La política es grandiosa para esas fuerzas responsables de que la vida estadounidense gire en torno a los abogados. Le quita el poder de las manos a los electores y funcionarios elegidos para ponerlo en las de los fiscales y abogados defensores.
La política del escándalo abre brechas en toda la sociedad. Los escándalos arrasan con las elites políticas. A la mayoría de los votantes realmente no les importa.
Donald Trump surgió pregonando la política del escándalo - ajeno a las políticas públicas, difundiendo alegatos dementes sobre las actas de nacimiento y otras cosas -, así es que quizá solo es que se lo traga todo eso.
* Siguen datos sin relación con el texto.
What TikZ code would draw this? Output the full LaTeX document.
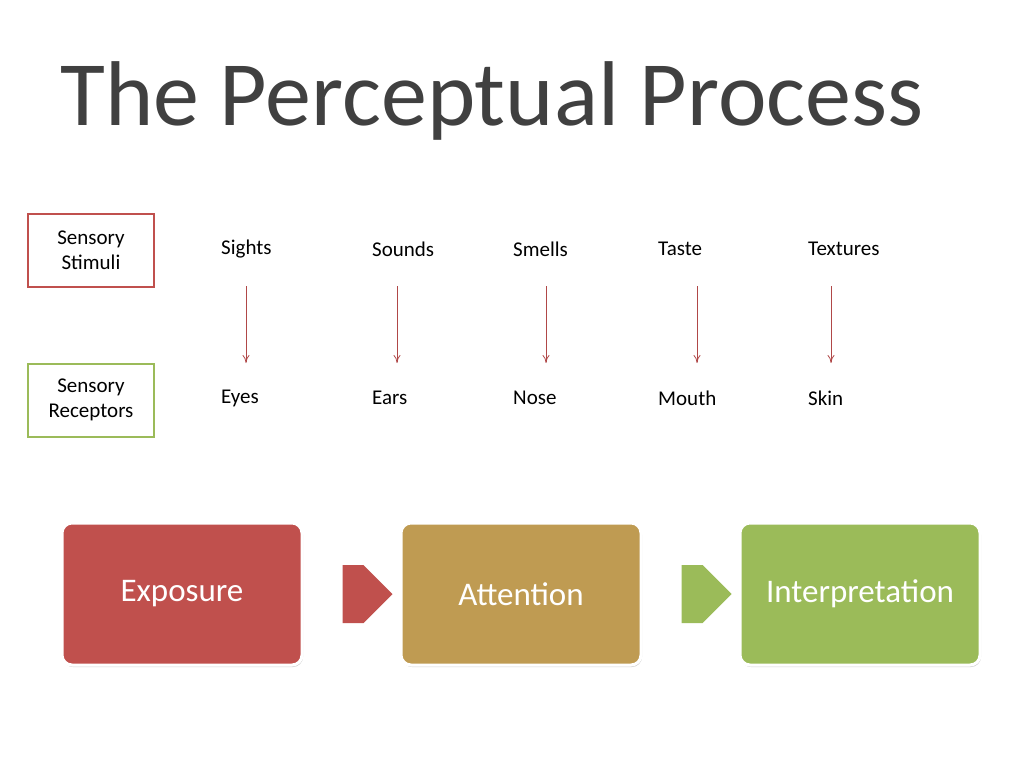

Sin embargo, francamente, en mi lista de razones por las que Trump no es apto para la presidencia, la historia de la colusión con Rusia clasifica en el número 971, muy por debajo de, por ejemplo, las formas perfectamente legales con las que se postra ante rufianes y debilita las normas del comportamiento democrático.
Las personas que publicitan la política del escándalo no hacen que el gobierno de Estados Unidos sea más puro. Merecen parte de la culpa por un gobierno demasiado distraído para hacer su trabajo, por una cultura política que es tanto más superficial como más repugnante, y por promover un proceso que parece un juego elitista de hacer caer en la trampa.
Las cosas andan tan mal que voy a tener que darle la última palabra a Trump. El 15 de junio tuiteó: “Inventaron una colusión falsa con la historia rusa, encontraron cero pruebas, así es que ahora van por la obstrucción de la justicia sobre una historia falsa”. A menos de que haya alguna revelación nueva, eso puede resultar ser un comentario bastante preciso.